A jóia da coroa é a Coleção Lalique da Fundação Gulbenkian, em Lisboa. O magnata do petróleo foi amigo de vida inteira e mecenas do artista, cujos experimentos financiava. A coleção resultante é magnífica, com os trabalhos mais ousados de Lalique. Sobretudo as jóias, que são de uma beleza espantosa: a beleza que só ele, inventor do vidro opalescente e irisado, soube tirar também de materiais menos nobres. Um laivo de perversidade e humor permeia tudo.

Um dos materiais menos nobres e mais modernos a receber tratamento privilegiado nas mãos dos artistas Art Nouveau foi o ferro. Surgiu primeiro nas  estações de trem quando eram novidade. Monumentais, têm sido reconvertidas em museus, como o Orsay em Paris e a Estação da Luz em São Paulo; ou em teatros de concerto  como a Júlio Prestes, que abriga a Sala São Paulo e a Estação Pinacoteca. Por toda parte, destinação similar coube às gigantescas Halles (mercados) de ferro.

O ferro adquiriu proeminência com a inauguração da Torre Eiffel, na Exposição Universal de 1889 em Paris. Erigida para ser desmontada após o encerramento, acabou por subsistir e lá está até hoje, símbolo icônico da cidade de Paris, campeã em altura na França e um dos mais visitados monumentos do mundo.

Em nosso caso, sabemos que o globetrotter D. Pedro II, quando passou por Nova Orleans em 1876, se encantou com os vapores de pequeno calado, ou de casco chato, que singravam o rio Mississipi. Tais barcos hoje se restringem ao turismo, perdido o papel relevante que então tinham para transporte de passageiros e de carga em toda aquela região.  O imperador importou vários para nossos rios.
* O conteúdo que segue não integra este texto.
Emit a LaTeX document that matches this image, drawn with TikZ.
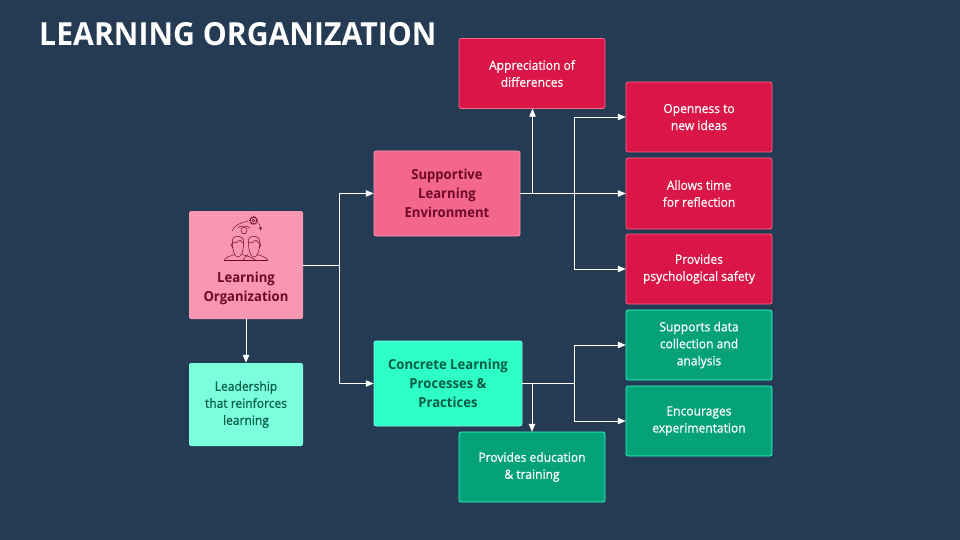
\documentclass[tikz,border=0pt]{standalone}
\usepackage{fontspec}
\setmainfont[FakeStretch=0.95]{Open Sans}
\newfontfamily\semifont[FakeBold=0.5, FakeStretch=0.95]{Open Sans}
\usetikzlibrary{arrows}

\definecolor{slatebg}{HTML}{253B53}
\definecolor{rosebox}{HTML}{F897B1}
\definecolor{rosemid}{HTML}{F4678C}
\definecolor{roseedge}{HTML}{F4678C}
\definecolor{crimson}{HTML}{D91645}
\definecolor{wine}{HTML}{6E0A28}
\definecolor{mint}{HTML}{7BFFDD}
\definecolor{aqua}{HTML}{2EFFC7}
\definecolor{teal}{HTML}{05A27A}
\definecolor{pine}{HTML}{075C47}

\tikzset{
    box/.style={rectangle, rounded corners=2pt, line width=0.7pt, align=center, inner sep=0pt, minimum width=146pt},
    smalltext/.style={font=\semifont\fontsize{12.7}{17}\selectfont},
    bigtext/.style={font=\bfseries\fontsize{13.8}{19}\selectfont},
    redbox/.style={box, smalltext, fill=crimson, draw=roseedge, text=white},
    greenbox/.style={box, smalltext, fill=teal, draw=aqua, text=white},
    link/.style={white, line width=0.8pt, -triangle 45},
    trunk/.style={white, line width=0.8pt}
}

\begin{document}
\begin{tikzpicture}[x=1pt, y=-1pt]

    \fill[slatebg] (0, 0) rectangle (960, 540);
    \node[anchor=west, inner sep=0pt, white, font=\bfseries\fontsize{31.8}{36}\selectfont] (title) at (39, 34) {LEARNING ORGANIZATION};

    % Root
    \node[box, fill=rosebox, minimum width=114pt, minimum height=108pt] (root) at (246, 265) {};
    \node[bigtext, text=wine, align=center] (rootlabel) at (246, 288.5) {Learning\\Organization};
    \node[box, smalltext, fill=mint, text=pine, minimum width=114pt, minimum height=83pt] (leader) at (246, 404.5) {Leadership\\that reinforces\\learning};

    % Icon
    \begin{scope}[wine, line width=0.5pt]
        \draw (224, 260.5) -- (268, 260.5);
        \draw (224, 260.5) .. controls (226, 256.5) and (231, 256) .. (235, 254.5);
        \draw (242, 254.5) .. controls (246, 256) and (252, 257) .. (256, 260.5);
        \draw (268, 260.5) .. controls (266, 256.5) and (261, 256) .. (257, 254.5);
        \draw (248, 254.5) .. controls (246, 256) and (244, 258) .. (243, 260.5);
        % heads
        \draw (232.5, 243) .. controls (232.5, 250) and (234, 257) .. (238, 257) .. controls (242, 257) and (243.5, 250) .. (243.5, 243) .. controls (244.5, 238) and (241, 236.5) .. (238, 236.5) .. controls (234, 236.5) and (231.5, 238) .. (232.5, 243);
        \draw (248.5, 243) .. controls (248.5, 250) and (250, 257) .. (254, 257) .. controls (258, 257) and (259.5, 250) .. (259.5, 243) .. controls (260.5, 238) and (257, 236.5) .. (254, 236.5) .. controls (250, 236.5) and (247.5, 238) .. (248.5, 243);
        \draw (232.5, 243) .. controls (236, 243) and (238, 242) .. (240, 240) .. controls (241, 241.5) and (242.5, 243) .. (243.5, 243);
        \draw (248.5, 243) .. controls (252, 243) and (254, 242) .. (256, 240) .. controls (257, 241.5) and (258.5, 243) .. (259.5, 243);
        \draw (232.5, 243) -- (231, 245) -- (233, 248);
        \draw (259.5, 243) -- (261, 245) -- (259, 248);
        % bulb and arcs
        \draw (232, 231) .. controls (234, 226) and (240, 222) .. (248, 221.5);
        \draw (238, 228) .. controls (238, 225.5) and (248, 225.5) .. (250, 228);
        \draw (241, 231) .. controls (239.5, 226) and (248.5, 226) .. (247, 231) -- (245.5, 233.5) -- (242.5, 233.5) -- cycle;
        \draw[-stealth] (258.5, 223) .. controls (260, 225) and (260.5, 227) .. (260.5, 230.5);
        \draw (253.5, 220.5) circle (3.2);
        \draw (253.5, 220.5) circle (1.2);
        \draw[line width=1pt, densely dotted] (253.5, 220.5) circle (4);
    \end{scope}

    % Supportive environment
    \node[box, bigtext, fill=rosemid, draw=rosebox, text=wine, minimum height=85pt] (support) at (447, 193.5) {Supportive\\Learning\\Environment};
    \node[redbox, minimum height=70pt] (apprec) at (532, 73.5) {Appreciation of\\differences};
    \node[redbox, minimum height=70pt] (open) at (699, 117) {Openness to\\new ideas};
    \node[redbox, minimum height=71pt] (time) at (699, 193.5) {Allows time\\for reflection};
    \node[redbox, minimum height=70pt] (safety) at (699, 269) {Provides\\psychological safety};

    % Concrete processes
    \node[box, bigtext, fill=aqua, draw=mint, text=pine, minimum width=148pt, minimum height=85pt] (concrete) at (448, 383.5) {Concrete Learning\\Processes \&\\Practices};
    \node[greenbox, minimum height=70pt] (data) at (699, 345) {Supports data\\collection and\\analysis};
    \node[greenbox, minimum height=70pt] (experiment) at (699, 421) {Encourages\\experimentation};
    \node[greenbox, minimum height=70pt] (training) at (532, 467) {Provides education\\\& training};

    % Connectors
    \coordinate (rootfork) at (339, 265.5);
    \coordinate (supfork) at (574, 193.5);
    \coordinate (supup) at (532.5, 193.5);
    \coordinate (confork) at (574, 383.5);
    \coordinate (condown) at (532, 383.5);

    \draw[trunk] (root.east |- rootfork) -- (rootfork);
    \draw[link] (rootfork) |- (support.west);
    \draw[link] (rootfork) |- (concrete.west);
    \draw[link] (root.south) -- (leader.north);

    \draw[link] (support.east) -- (time.west);
    \draw[link] (supup) -- (supup |- apprec.south);
    \draw[link] (supfork) |- (open.west);
    \draw[link] (supfork) |- (safety.west);

    \draw[trunk] (concrete.east) -- (confork);
    \draw[link] (condown) -- (condown |- training.north);
    \draw[link] (confork) |- (data.west);
    \draw[link] (confork) |- (experiment.west);

\end{tikzpicture}
\end{document}
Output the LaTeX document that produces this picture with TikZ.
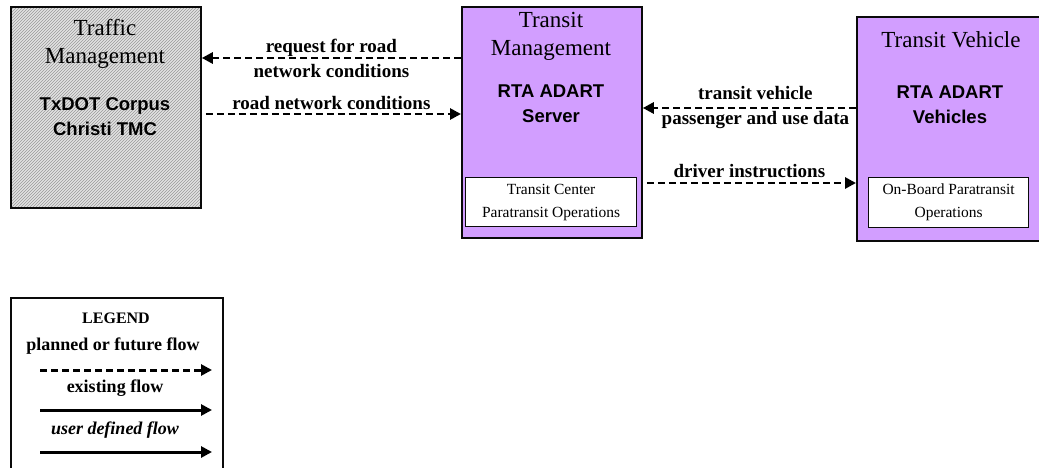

Lindas obras de arte em ferro e madeira rendilhados, os “gaiolas”, como logo foram apelidados, monopolizariam por longo tempo a navegação pelo São Francisco e pelo Amazonas.

Obras então modernas em ferro fundido foram o Mercado de Manaus, projetado por ninguém menos que o Gustave Eiffel da torre, e o Teatro José de Alencar, em Fortaleza, cuja estrutura metálica veio de Glasgow, Escócia. Este, então, parece-se muito com um “gaiola”, pois, gracioso e leve, em sábia opção para uma região quente, é todo vazado e tem poucas paredes, sendo traspassado pela brisa. O viaduto Santa Ifigênia, fabricado na Bélgica, enlaça com sua filigrana as duas margens do Vale do Anhangabaú, contestando o duro coração de concreto de São Paulo. Todos eles, mercado, teatro, viaduto, bem como alguns outros, estão em perfeito estado ainda hoje, para nossa fruição.